To do this well, you need to become a conscious observer. Watch the body language of the person you’re speaking with. If it isn’t matching your message, your meaning is most likely being missed.
If the other person’s response to you says that they’re not understanding you, don’t blame or judge them. Just take a pause and give your message in another way, making sure you’re being congruent.
The perspective and mindset you want to adopt is “the meaning of my communication is the response it elicits.”
If you mean to make someone smile with your words but you observe their response is a frown, the meaning you intended was not received. Try again.
A WORD ABOUT SELF-TALK
A big part of who you are and how you communicate is the result of the stories you tell yourself – all the time!
Self-talk can be both a blessing and a curse. This internal dialogue frames our responses to whatever we experience in life.
It’s very common to fall into a pattern of negative self-talk. We remember things that have happened to us, lessons learned along the way through sometimes painful experience, we have mulled them over and replayed them like a broken record. Negative self-talk, left unquestioned, can cause feelings of anger, doubt, fear, guilt, loss of confidence, and frustration.
Get in the habit of noticing your self-talk.
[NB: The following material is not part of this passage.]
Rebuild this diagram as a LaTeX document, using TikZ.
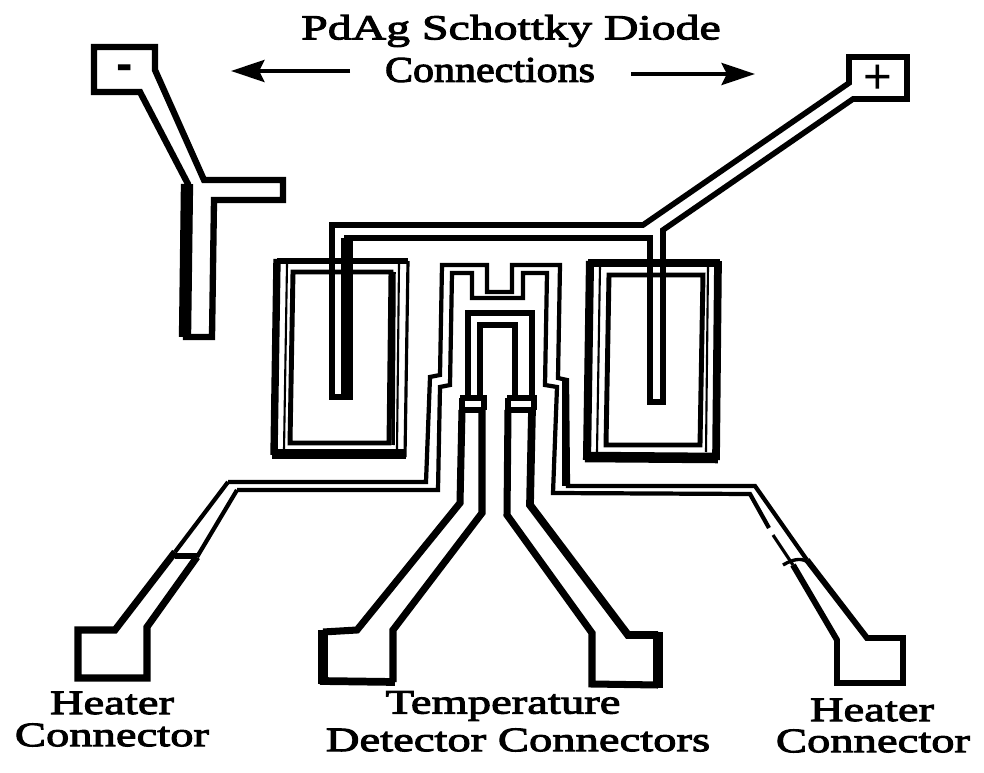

When a negative message strikes you, counter it with a true example of a time you did better. When negative experiences happen, choose a positive story to tell yourself about it. It’s not self-deception. There is always something positive you can find about any situation.
Practice positive self-talk every day. Teach the young people you work with how to do this for themselves. You’ll be building resiliency in them while role modeling a very positive habit and behavior.